Abdel, co-chercheur, militant Quart Monde : « La question de l’égalité, nous, le groupe des militants Quart Monde, on ne se l’est jamais posée. Notre appréhension au départ, c’était surtout de savoir comment on allait dialoguer pour se comprendre. Nous, on se faisait une idée assez particulière des chercheurs. On se disait qu’ils allaient nous balancer des mots, des machins scientifiques qu’on ne comprendrait pas. Et cela n’a pas été le cas. »

Chantal, co-chercheuse, volontaire permanente : « Moi qui était dans l’animation du groupe des militants Quart Monde, je voyais que c’était très fragile. Dans l’équipe, il y avait des personnes qui entendent dire d’eux, depuis l’école, qu’ils sont nuls, qu’ils ne pensent pas bien, que ce qu’ils disent n’a pas d’importance. Ils l’ont tellement intégré à l’intérieur d’eux-même qu’il faut toujours revenir là-dessus et disant : « Vas-y exprime toi, ose ! » « Non, ce n’est pas nul ce que tu dis ! » Et il ne suffit pas juste de se le dire, il faut aussi se le prouver en permanence. »

L’art et la culture, une émotion qui parle de notre humanité commune

L’enjeu de ces Dialogues en humanité est l’ouverture et la rencontre. Le dimanche soir, la Chorale d’ATD Quart Monde s’est unie au groupe vocal les Chant’Sans Pap’Yé, né de RESF (Réseau Éducation Sans Frontière) Rhône.

« Cela a été un beau moment et une belle rencontre, dans un bel endroit. »
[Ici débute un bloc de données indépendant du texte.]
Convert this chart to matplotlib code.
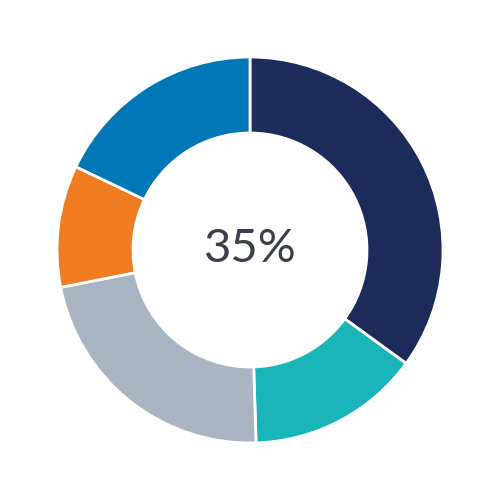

Des membres d’ATD Quart Monde ont également échangé avec des habitants de Vaulx-en Velin et de Villeurbanne qui ont chanté l’opéra « Didon et Enée » de Henry Purcell. Ils étaient accompagnés par Malika Bellaribi Le Moal, celle que l’on nomme « La diva des quartiers. » « L’art permet une rencontre que les mots ne permettent pas forcément. C’est peut-être la piste à privilégier. »

L’équipe engagée dans les Dialogues en humanité 2019.